The limestone aquifer has never been a barrier to seawater. There has always been salt water in the aquifer. It just lay further down because its specific gravity is heavier than the freshwater which flowed above. But rising seas means that below ground salt water is getting closer to the surface.

So it isn’t just storm surges off the Atlantic Ocean or Gulf of Mexico that threaten South Florida. The entire ocean as sea levels rise remains a threat. The salt water is moving both inland and upward, see illustration below,  contaminating all those sunk wells dug decades ago and used by municipalities to provide drinking water.

 

South Florida saltwater_intrusion2

 

So what’s in the cards for South Florida over the next few decades. Climatologists in studying current trends forecast a mean sea level rise of between 7.6 and 30 centimeters (3 to 12 inches). Flooding already on the increase will only get worse after heavy rains, storm surges and high tides. The water table in South Florida will creep closer to the surface posing an additional threat to homes and buildings. And of course as the water table rises salt water intrusion will further contaminate freshwater supplies.

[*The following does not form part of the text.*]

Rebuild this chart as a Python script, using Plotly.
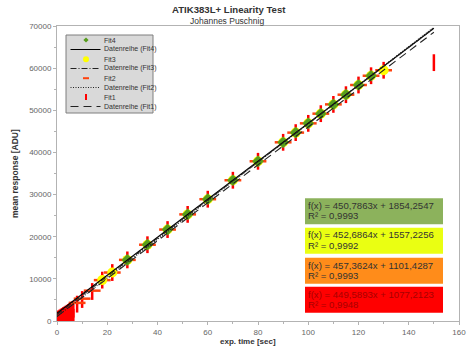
import plotly.graph_objects as go

# ---------------- data ----------------
fit4_x = [28, 36, 44, 52, 60, 70, 80, 90, 95, 100, 105, 110, 115, 120, 125]
fit4_y = [14500, 18100, 21700, 25300, 28900, 33400, 37900, 42400, 44700, 46900, 49200, 51400, 53700, 56000, 58200]

fit3_x = [18, 22] + fit4_x + [130]
fit3_y = [9700, 11500] + fit4_y + [59500]

fit2_x = [8, 10, 14] + fit3_x
fit2_y = [4300, 5300, 7200] + fit3_y

fit1_low_x = [0, 0.5, 1, 1.5, 2, 2.5, 3, 3.5, 4, 4.5, 5, 5.5, 6, 6.5,
              1, 1.5, 2, 2.5, 3, 3.5, 4, 4.5, 5, 5.5, 6, 6.5]
fit1_low_y = [300, 500, 700, 900, 1100, 1300, 1450, 1650, 1850, 2050, 2250, 2450, 2650, 2800,
              0, 0, 0, 0, 0, 0, 0, 100, 300, 500, 700, 900]
fit1_x = fit1_low_x + [8, 10, 14] + fit3_x + [150]
fit1_y = fit1_low_y + [4000, 5100, 7000] + fit3_y + [61300]

fit_names = ["Fit4", "Fit3", "Fit2", "Fit1"]
fit_slope = [450.7863, 452.6864, 457.3624, 449.5893]
fit_intercept = [1854.2547, 1557.2256, 1101.4287, 1077.2123]
fit_r2 = ["0,9993", "0,9992", "0,9993", "0,9948"]
fit_slope_txt = ["450,7863", "452,6864", "457,3624", "449,5893"]
fit_int_txt = ["1854,2547", "1557,2256", "1101,4287", "1077,2123"]
line_x_range = [0, 150]

x_ticks = [0, 20, 40, 60, 80, 100, 120, 140, 160]
y_ticks = [0, 10000, 20000, 30000, 40000, 50000, 60000, 70000]

# ---------------- styles ----------------
FONT = "Liberation Sans, Arial, sans-serif"
box_colors = ["#8cb25c", "#eaff12", "#ff8c1a", "#ff0000"]
box_text_colors = ["#333333", "#333333", "#333333", "#a80000"]
line_dash = ["solid", "6px,2px,1px,2px", "1px,1.5px", "8px,5px"]
line_colors = ["#000000", "#222222", "#222222", "#222222"]

W, H = 474, 352
L, R, T, B = 57, 15, 26, 31
PW, PH = W - L - R, H - T - B


def px(x):
    return (x - L) / PW


def py(y):
    return (H - B - y) / PH


fig = go.Figure()

# markers (Fit1 at the bottom, Fit4 on top)
fig.add_trace(go.Scatter(x=fit1_x, y=fit1_y, mode="markers", name="Fit1", showlegend=False,
                         marker=dict(symbol="line-ns", size=12,
                                     line=dict(color="#ff0000", width=2.5))))
fig.add_trace(go.Scatter(x=fit2_x, y=fit2_y, mode="markers", name="Fit2", showlegend=False,
                         marker=dict(symbol="line-ew", size=12,
                                     line=dict(color="#ff420e", width=2.5))))
fig.add_trace(go.Scatter(x=fit3_x, y=fit3_y, mode="markers", name="Fit3", showlegend=False,
                         marker=dict(symbol="circle", size=10, color="#ffff00",
                                     line=dict(width=0))))
fig.add_trace(go.Scatter(x=fit4_x, y=fit4_y, mode="markers", name="Fit4", showlegend=False,
                         marker=dict(symbol="diamond", size=9, color="#579d1c",
                                     line=dict(width=0))))

# fit lines
for i in range(4):
    ly = [fit_slope[i] * xx + fit_intercept[i] for xx in line_x_range]
    fig.add_trace(go.Scatter(x=line_x_range, y=ly, mode="lines",
                             name="Datenreihe (" + fit_names[i] + ")", showlegend=False,
                             line=dict(color=line_colors[i], width=1.1, dash=line_dash[i])))

shapes = []
annotations = []

# ---------- custom legend ----------
lg_x0, lg_x1, lg_y0, lg_y1 = 66, 153, 35, 113
shapes.append(dict(type="rect", xref="paper", yref="paper",
                   x0=px(lg_x0), x1=px(lg_x1), y0=py(lg_y0), y1=py(lg_y1),
                   fillcolor="#d9d9d9", line=dict(color="#7f7f7f", width=1), layer="above"))
row_y = [40, 49.5, 59.2, 68.5, 78.2, 87.5, 97, 106.5]
mx = 86
legend_labels = []
for i, n in enumerate(fit_names):
    legend_labels += [n, "Datenreihe (" + n + ")"]
for i, lab in enumerate(legend_labels):
    annotations.append(dict(x=px(101.5), y=py(row_y[i]), xref="paper", yref="paper",
                            text=lab, showarrow=False, xanchor="left", yanchor="middle",
                            font=dict(family=FONT, size=7, color="#333333")))
# legend line samples
for k in range(4):
    yy = py(row_y[2 * k + 1])
    shapes.append(dict(type="line", xref="paper", yref="paper", x0=px(70.5), x1=px(100.5),
                       y0=yy, y1=yy, layer="above",
                       line=dict(color=line_colors[k], width=1, dash=line_dash[k])))
# legend marker samples
cy = row_y[0]
shapes.append(dict(type="path", xref="paper", yref="paper", layer="above",
                   path="M {a},{b} L {c},{d} L {a},{e} L {f},{d} Z".format(
                       a=px(mx), b=py(cy - 2.6), c=px(mx + 2.6), d=py(cy), e=py(cy + 2.6), f=px(mx - 2.6)),
                   fillcolor="#579d1c", line=dict(width=0)))
cy = row_y[2]
shapes.append(dict(type="circle", xref="paper", yref="paper", layer="above",
                   x0=px(mx - 3), x1=px(mx + 3), y0=py(cy - 3), y1=py(cy + 3),
                   fillcolor="#ffff00", line=dict(width=0)))
cy = row_y[4]
shapes.append(dict(type="rect", xref="paper", yref="paper", layer="above",
                   x0=px(mx - 3), x1=px(mx + 3), y0=py(cy - 1), y1=py(cy + 1),
                   fillcolor="#ff420e", line=dict(width=0)))
cy = row_y[6]
shapes.append(dict(type="rect", xref="paper", yref="paper", layer="above",
                   x0=px(mx - 1), x1=px(mx + 1), y0=py(cy - 3), y1=py(cy + 3),
                   fillcolor="#ff0000", line=dict(width=0)))

# ---------- equation boxes ----------
box_top = [198.3, 227.7, 257.7, 286.7]
for i in range(4):
    shapes.append(dict(type="rect", xref="paper", yref="paper", layer="above",
                       x0=px(305), x1=px(443), y0=py(box_top[i]), y1=py(box_top[i] + 26),
                       fillcolor=box_colors[i], line=dict(width=0)))
    annotations.append(dict(x=px(306), y=py(box_top[i] + 7.3), xref="paper", yref="paper",
                            text="f(x) = " + fit_slope_txt[i] + "x + " + fit_int_txt[i],
                            showarrow=False, xanchor="left", yanchor="middle",
                            font=dict(family=FONT, size=9.6, color=box_text_colors[i])))
    annotations.append(dict(x=px(306), y=py(box_top[i] + 17.3), xref="paper", yref="paper",
                            text="R² = " + fit_r2[i],
                            showarrow=False, xanchor="left", yanchor="middle",
                            font=dict(family=FONT, size=9.6, color=box_text_colors[i])))

# ---------- titles ----------
annotations.append(dict(x=px(228.5), y=py(10), xref="paper", yref="paper",
                        text="<b>ATIK383L+ Linearity Test</b>", showarrow=False,
                        xanchor="center", yanchor="middle",
                        font=dict(family=FONT, size=9.6, color="#333333")))
annotations.append(dict(x=px(227), y=py(21), xref="paper", yref="paper",
                        text="Johannes Puschnig", showarrow=False,
                        xanchor="center", yanchor="middle",
                        font=dict(family=FONT, size=8.5, color="#333333")))
annotations.append(dict(x=px(248.3), y=py(341.5), xref="paper", yref="paper",
                        text="<b>exp. time [sec]</b>", showarrow=False,
                        xanchor="center", yanchor="middle",
                        font=dict(family=FONT, size=8, color="#333333")))
annotations.append(dict(x=px(15), y=py(174), xref="paper", yref="paper",
                        text="<b>mean response [ADU]</b>", showarrow=False, textangle=-90,
                        xanchor="center", yanchor="middle",
                        font=dict(family=FONT, size=8.5, color="#333333")))

axis_common = dict(showline=True, linecolor="#b3b3b3", linewidth=1, mirror=True,
                   showgrid=False, zeroline=False, ticks="outside", ticklen=3,
                   tickcolor="#b3b3b3", tickfont=dict(family=FONT, size=8, color="#666666"))

fig.update_layout(
    width=W, height=H,
    margin=dict(l=L, r=R, t=T, b=B),
    paper_bgcolor="white", plot_bgcolor="white",
    showlegend=False,
    xaxis=dict(range=[0, 160], tickvals=x_ticks, automargin=False, tickformat="d",
               minor=dict(ticks="outside", ticklen=2, tickcolor="#b3b3b3", dtick=10),
               **axis_common),
    yaxis=dict(range=[0, 70000], tickvals=y_ticks, automargin=False, tickformat="d",
               minor=dict(ticks="outside", ticklen=2, tickcolor="#b3b3b3", dtick=5000),
               **axis_common),
    shapes=shapes,
    annotations=annotations,
)

fig.write_html("out.html")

For South Florida’s cities this is a train wreck happening at an ever increasing speed. Getting city, state and federal heads looking at the problem remains an enormous challenge. Recently I wrote about how the City of Miami Beach is addressing rising sea levels. With a limited tax base the city government has chosen to fund a storm deflection project by issuing permits to build 47 new beachfront condominium projects.  Just south of us here in Fort Lauderdale, a $11.8 million US project is rehabilitating Highway A1A after a huge storm surge generated by Hurricane Sandy in late October 2012 led to the subsequent collapse of a four-block section of the roadway. But the new storm drains and slightly raised sea wall will do little to stop what is foreecast two decades hence.

So what do you do when you have millions of people living in the Greater Miami-Fort Lauderdale area with a disaster scenario creeping towards them centimeter by centimeter? Well if you are government it appears you do the least amount and the wrong things to boot until the “shit hits the fan.”